Толстой, Стендаль, Лермонтов, Кьеркегор, Бунин. Эти авторы препарировали любовь, и она мучилась, терзалась на столах гениальных патологоанатомов. Муки были тем чудовищнее от того, что гении молчали о практической стороне вопроса.

– Маргарита Сергеевна, – злой, взволнованный, а потому готовый быть откровенным суетился я, – мне нужна конкретика!

– Ну так, Аркаша, это все опыт, – улыбалась Маргарита Сергеевна. – Сама жизнь научит…

И я опять убеждался в бесполезности книг, нуждаясь в конкретном практическом руководстве. Особенно тогда, когда Рада вместо стандартной прогулки по набережной вручила мне сложенный вчетверо лист, который надушила так, что даже спрятанный в рюкзак он терроризировал пассажиров рейсового автобуса навязчивым терпким ароматом.

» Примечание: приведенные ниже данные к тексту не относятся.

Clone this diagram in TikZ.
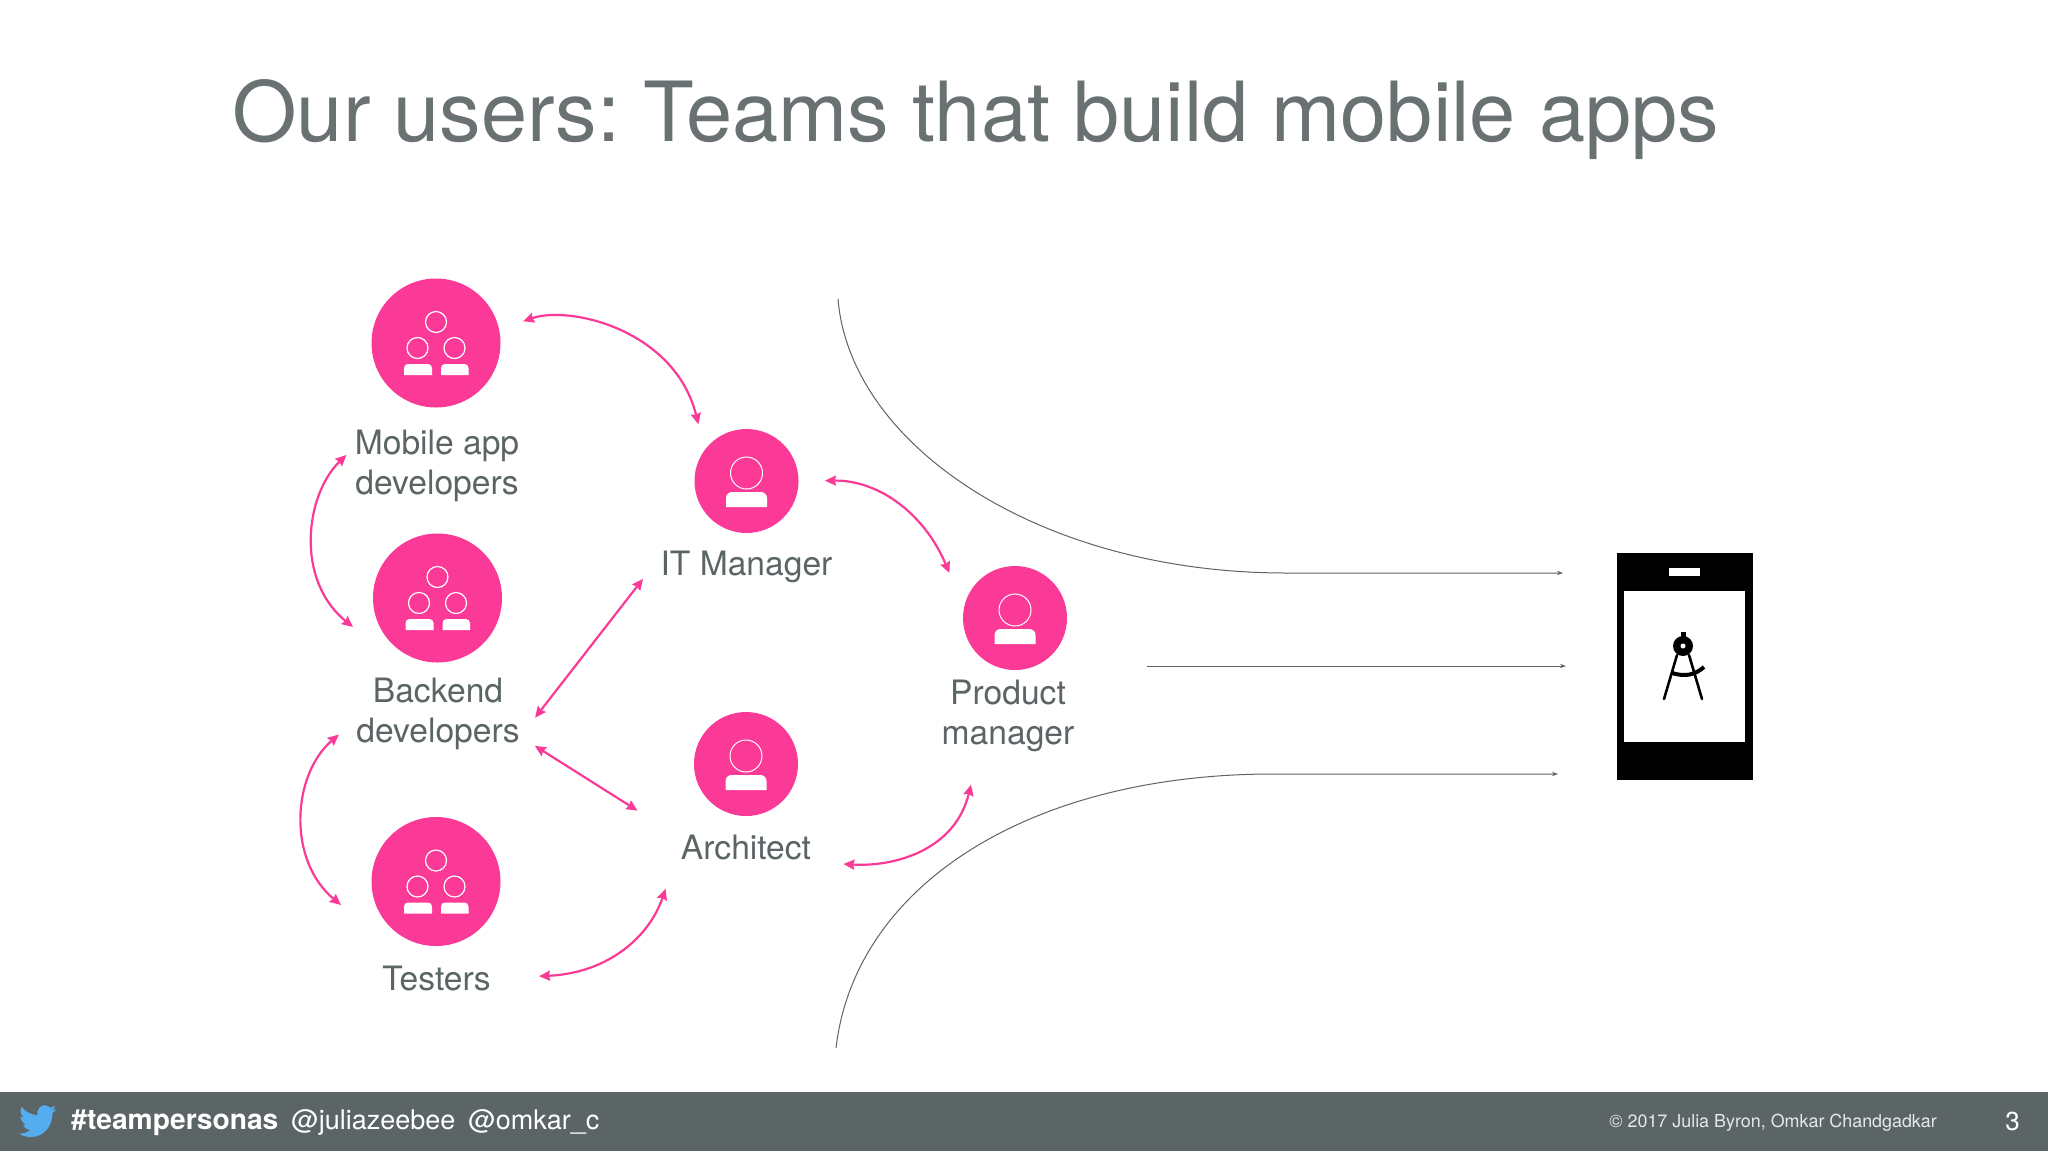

Я развернул послание дома, за сараем с дровами и при свете пузатого фонаря с лампой на весь бок и встроенным радио – незаменимая вещь при регулярных отключениях света – читал, пропитываясь парфюмом.

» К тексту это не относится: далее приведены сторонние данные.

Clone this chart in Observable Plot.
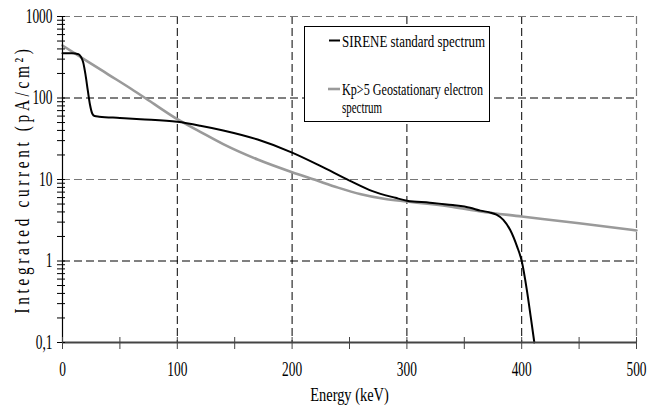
<!DOCTYPE html>
<html><head><meta charset="utf-8">
<script src="https://cdn.jsdelivr.net/npm/d3@7"></script>
<script src="https://cdn.jsdelivr.net/npm/@observablehq/plot@0.6"></script>
<style>
body{margin:0;background:#fff;}
#wrap{position:relative;width:649px;height:412px;}
#legend{position:absolute;left:304px;top:26px;}
svg text{font-family:"Liberation Serif","Times New Roman","DejaVu Serif",serif !important;}
</style></head><body><div id="wrap"></div>
<script>
// SIRENE standard spectrum (black)
const sireneEnergy  = [0, 8, 14, 16, 18, 20, 22, 24, 26, 28, 32, 50, 68, 100, 120, 140, 170, 200, 225, 250, 270, 290, 300, 320, 340, 355, 364, 372, 378, 384, 390, 396, 400, 404.5, 408, 411];
const sireneCurrent = [355, 354, 345, 320, 275, 195, 125, 82, 64, 60, 59, 57, 55, 51, 45.7, 40, 30.9, 21.4, 14.6, 9.7, 7.2, 5.96, 5.5, 5.2, 4.85, 4.5, 4.15, 3.95, 3.7, 3.2, 2.4, 1.5, 1.0, 0.44, 0.2, 0.1];
// Kp>5 Geostationary electron spectrum (gray)
const kpEnergy  = [0, 20, 40, 60, 80, 100, 120, 140, 170, 200, 220, 240, 260, 280, 300, 320, 340, 364, 400, 450, 500];
const kpCurrent = [441, 292, 194, 129, 84, 55, 38.5, 27.2, 17.6, 12.3, 9.9, 7.95, 6.6, 5.8, 5.37, 5.0, 4.6, 4.05, 3.52, 2.9, 2.37];

const seriesNames = ["SIRENE standard spectrum", "Kp>5 Geostationary electron spectrum"];
const xTicks = [0, 100, 200, 300, 400, 500];
const xAllTicks = [0, 50, 100, 150, 200, 250, 300, 350, 400, 450, 500];
const xGridBlack = [100, 200, 300, 400];
const xGridGray = [500];
const yTicks = [0.1, 1, 10, 100, 1000];
const yTickLabels = ["0,1", "1", "10", "100", "1000"];
const yMinorTicks = [0.2,0.3,0.4,0.5,0.6,0.7,0.8,0.9, 2,3,4,5,6,7,8,9, 20,30,40,50,60,70,80,90, 200,300,400,500,600,700,800,900];
const yGridBlack = [1, 100];
const yGridGray = [10, 1000];

const sirene = sireneEnergy.map((e, i) => ({energy: e, current: sireneCurrent[i]}));
const kp = kpEnergy.map((e, i) => ({energy: e, current: kpCurrent[i]}));

const FONT = "'Liberation Serif','Times New Roman','DejaVu Serif',serif";

const plot = Plot.plot({
  width: 649, height: 412,
  marginLeft: 62, marginRight: 13, marginTop: 16, marginBottom: 70,
  style: {fontFamily: FONT, fontSize: "20px", background: "#fff", color: "#000"},
  x: {domain: [0, 500]},
  y: {type: "log", domain: [0.1, 1000]},
  marks: [
    Plot.ruleX(xGridBlack, {stroke: "#000", strokeWidth: 1, strokeDasharray: "8,4"}),
    Plot.ruleX(xGridGray, {stroke: "#777", strokeWidth: 1.2, strokeDasharray: "8,4"}),
    Plot.ruleY(yGridBlack, {stroke: "#000", strokeWidth: 1, strokeDasharray: "8,4"}),
    Plot.ruleY(yGridGray, {stroke: "#777", strokeWidth: 1.2, strokeDasharray: "8,4"}),
    Plot.line(kp, {x: "energy", y: "current", stroke: "#9a9a9a", strokeWidth: 2.6, curve: "monotone-x"}),
    Plot.line(sirene, {x: "energy", y: "current", stroke: "#000", strokeWidth: 2, curve: "monotone-x"}),
    Plot.ruleX([0], {stroke: "#000", strokeWidth: 1.2}),
    Plot.ruleY([0.1], {stroke: "#444", strokeWidth: 2}),
    Plot.axisY(yMinorTicks, {tickSize: 8, dx: 3, text: null, label: null, stroke: "#000"}),
    Plot.axisY(yTicks, {tickSize: 8, dx: 3, text: null, label: null, stroke: "#000"}),
    Plot.axisY(yTicks, {tickSize: 0, tickPadding: 10, tickFormat: d => yTickLabels[yTicks.indexOf(d)],
      label: "Integrated current (pA/cm²)", labelAnchor: "center", labelArrow: "none", labelOffset: 48}),
    Plot.axisX(xAllTicks, {tickSize: 12, dy: -5, text: null, label: null, stroke: "#444"}),
    Plot.axisX(xTicks, {tickSize: 0, tickPadding: 19, label: "Energy (keV)", labelAnchor: "center", labelArrow: "none", labelOffset: 58})
  ]
});
document.getElementById("wrap").appendChild(plot);

// condense the serif text like the reference
plot.querySelectorAll("text").forEach(t => {
  const txt = t.textContent;
  if (txt.startsWith("Integrated")) {
    t.style.fontSize = "21px";
    t.style.letterSpacing = "5px";
    t.setAttribute("lengthAdjust", "spacingAndGlyphs");
    t.setAttribute("textLength", 268);
  } else if (txt.startsWith("Energy")) {
    t.style.fontSize = "18px";
    const L = t.getComputedTextLength();
    t.setAttribute("lengthAdjust", "spacingAndGlyphs");
    t.setAttribute("textLength", L * 0.8);
  } else {
    const L = t.getComputedTextLength();
    t.setAttribute("lengthAdjust", "spacingAndGlyphs");
    t.setAttribute("textLength", L * 0.67);
  }
});

// legend
const lg = d3.select("#wrap").append("svg").attr("id", "legend").attr("width", 187).attr("height", 97)
  .style("font-family", FONT).style("font-size", "17.5px");
lg.append("rect").attr("x", 0.5).attr("y", 0.5).attr("width", 185).attr("height", 95).attr("fill", "#fff").attr("stroke", "#000");
lg.append("line").attr("x1", 25).attr("x2", 36).attr("y1", 14.5).attr("y2", 14.5).attr("stroke", "#000").attr("stroke-width", 2);
lg.append("text").attr("x", 38).attr("y", 21).text(seriesNames[0])
  .attr("lengthAdjust", "spacingAndGlyphs").attr("textLength", 143);
lg.append("line").attr("x1", 24).attr("x2", 36).attr("y1", 63).attr("y2", 63).attr("stroke", "#9a9a9a").attr("stroke-width", 2.6);
lg.append("text").attr("x", 38).attr("y", 69).text("Kp>5 Geostationary electron")
  .attr("lengthAdjust", "spacingAndGlyphs").attr("textLength", 141);
lg.append("text").attr("x", 38).attr("y", 87).text("spectrum")
  .attr("lengthAdjust", "spacingAndGlyphs").attr("textLength", 40);
</script>
</body></html>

Рада писала грамотные вещи. О том, что мы уже не дети и пора переходить к более серьезным отношениям, а не ходить будто первоклассники, держась за руки. О том, что мне хватит вертеть головой при встречах. О том, что необходимо больше узнать друг о друге.

Я и, правда, знал о ней чуть больше, чем о случайном попутчике в транспорте. Только внешность. Крепкие ноги, смуглая кожа, черные кучерявые волосы, темно-карие глаза, высокая грудь, подчеркиваемая ремешками и поясами. Тело из тех, которые принято называть точеными. Броский маникюр, редкого для села густо-сиреневого цвета. Из недостатков – едва заметные, пугливые в своем появлении усики над верхней губой, которые, возможно, со временем, когда она располнеет, превратившись в тумбообразную матрону, станут отпугивающими усищами.

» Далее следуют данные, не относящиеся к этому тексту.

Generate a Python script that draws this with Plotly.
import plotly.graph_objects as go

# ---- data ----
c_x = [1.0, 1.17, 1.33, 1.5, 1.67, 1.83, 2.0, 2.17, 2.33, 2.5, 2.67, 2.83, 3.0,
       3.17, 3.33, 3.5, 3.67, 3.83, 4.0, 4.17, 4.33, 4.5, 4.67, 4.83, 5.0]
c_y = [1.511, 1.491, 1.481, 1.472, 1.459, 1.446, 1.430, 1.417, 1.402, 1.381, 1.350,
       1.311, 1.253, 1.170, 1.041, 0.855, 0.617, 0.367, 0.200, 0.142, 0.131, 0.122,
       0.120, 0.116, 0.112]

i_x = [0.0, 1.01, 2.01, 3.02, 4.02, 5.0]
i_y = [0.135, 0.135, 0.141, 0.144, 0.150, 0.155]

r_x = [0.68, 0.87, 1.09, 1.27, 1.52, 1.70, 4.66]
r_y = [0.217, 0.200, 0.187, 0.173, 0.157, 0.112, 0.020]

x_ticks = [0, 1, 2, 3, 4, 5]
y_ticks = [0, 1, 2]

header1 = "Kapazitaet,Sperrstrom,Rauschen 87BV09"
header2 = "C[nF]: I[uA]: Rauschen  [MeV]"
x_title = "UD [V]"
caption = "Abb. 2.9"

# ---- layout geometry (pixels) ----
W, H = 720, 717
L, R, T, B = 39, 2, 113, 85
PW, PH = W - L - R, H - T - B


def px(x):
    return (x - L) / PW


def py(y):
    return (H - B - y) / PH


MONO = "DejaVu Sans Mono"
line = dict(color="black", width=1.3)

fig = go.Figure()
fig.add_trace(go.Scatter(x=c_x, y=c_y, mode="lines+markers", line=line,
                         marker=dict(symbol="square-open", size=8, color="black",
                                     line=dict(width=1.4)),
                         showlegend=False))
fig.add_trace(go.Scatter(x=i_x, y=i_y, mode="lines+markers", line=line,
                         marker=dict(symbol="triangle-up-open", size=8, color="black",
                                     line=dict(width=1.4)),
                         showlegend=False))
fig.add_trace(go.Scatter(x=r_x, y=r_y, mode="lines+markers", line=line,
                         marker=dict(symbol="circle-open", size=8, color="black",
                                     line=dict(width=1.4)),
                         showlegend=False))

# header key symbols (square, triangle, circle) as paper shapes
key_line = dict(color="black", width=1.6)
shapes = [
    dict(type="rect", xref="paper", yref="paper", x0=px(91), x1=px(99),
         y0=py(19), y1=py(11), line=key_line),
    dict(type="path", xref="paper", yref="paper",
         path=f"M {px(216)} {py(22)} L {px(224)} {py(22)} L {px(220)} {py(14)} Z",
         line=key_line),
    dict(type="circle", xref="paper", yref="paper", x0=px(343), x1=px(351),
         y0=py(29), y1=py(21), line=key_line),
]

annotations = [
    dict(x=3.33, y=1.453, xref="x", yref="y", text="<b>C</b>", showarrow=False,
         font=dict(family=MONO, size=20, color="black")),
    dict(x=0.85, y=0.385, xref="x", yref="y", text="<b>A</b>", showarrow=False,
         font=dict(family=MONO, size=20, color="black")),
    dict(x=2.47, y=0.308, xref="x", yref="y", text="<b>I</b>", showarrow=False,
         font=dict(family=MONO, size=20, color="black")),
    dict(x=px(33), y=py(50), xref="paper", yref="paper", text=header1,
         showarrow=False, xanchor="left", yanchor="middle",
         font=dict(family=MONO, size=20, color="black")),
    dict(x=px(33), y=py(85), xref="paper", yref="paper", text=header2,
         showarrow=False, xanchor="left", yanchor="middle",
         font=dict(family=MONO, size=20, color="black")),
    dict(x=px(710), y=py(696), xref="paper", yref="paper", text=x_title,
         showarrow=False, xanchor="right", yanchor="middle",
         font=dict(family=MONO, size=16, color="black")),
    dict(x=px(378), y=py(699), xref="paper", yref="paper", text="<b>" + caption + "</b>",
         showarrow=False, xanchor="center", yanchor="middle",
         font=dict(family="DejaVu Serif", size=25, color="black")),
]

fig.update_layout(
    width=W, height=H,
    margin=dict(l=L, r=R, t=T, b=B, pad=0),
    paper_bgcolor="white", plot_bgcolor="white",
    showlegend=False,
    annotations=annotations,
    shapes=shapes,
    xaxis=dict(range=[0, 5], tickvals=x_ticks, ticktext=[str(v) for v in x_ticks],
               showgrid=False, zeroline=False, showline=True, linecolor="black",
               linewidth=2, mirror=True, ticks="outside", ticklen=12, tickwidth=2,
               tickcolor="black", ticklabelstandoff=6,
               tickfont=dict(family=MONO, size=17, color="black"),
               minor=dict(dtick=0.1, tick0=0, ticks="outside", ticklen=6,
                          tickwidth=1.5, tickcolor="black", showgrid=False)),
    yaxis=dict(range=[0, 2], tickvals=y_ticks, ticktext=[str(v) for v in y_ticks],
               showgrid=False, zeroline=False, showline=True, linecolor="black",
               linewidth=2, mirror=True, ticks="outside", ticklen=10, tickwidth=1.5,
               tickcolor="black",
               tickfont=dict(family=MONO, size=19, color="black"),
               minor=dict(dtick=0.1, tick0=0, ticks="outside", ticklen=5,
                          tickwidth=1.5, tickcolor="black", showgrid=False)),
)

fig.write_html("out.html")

Да, я тянулся к Раде, как тянутся к эффектным девушкам пубертаты, но общение с ней было тускло, неинтересно, пусто. Музыка, передачи, уроки, учителя, деревня – темы для обсуждения банальны, скупы. Да и музыку она слушала другую. Передачи смотрела иные. А книг вообще не читала. Будь она парнем, я назвал бы ее самым непривлекательным человеком в округе, но, к несчастью, у нее были притягивающие крепкие ноги.

В письме она писала железобетонные вещи. Перейти к более серьезным, взрослым отношениям. Узнать друг друга лучше. Быть мужественнее и увереннее. Набор обязательных банальностей, самых точных вещей на свете. Жаль только, она молчала о том, как реализовать, применить ее пожелания. И оттого, читая ее письмо, я столь болезненно испытывал собственное одиночество, от которого так старательно отбивался все старшие классы, забивая голову, тело, досуг безделицами.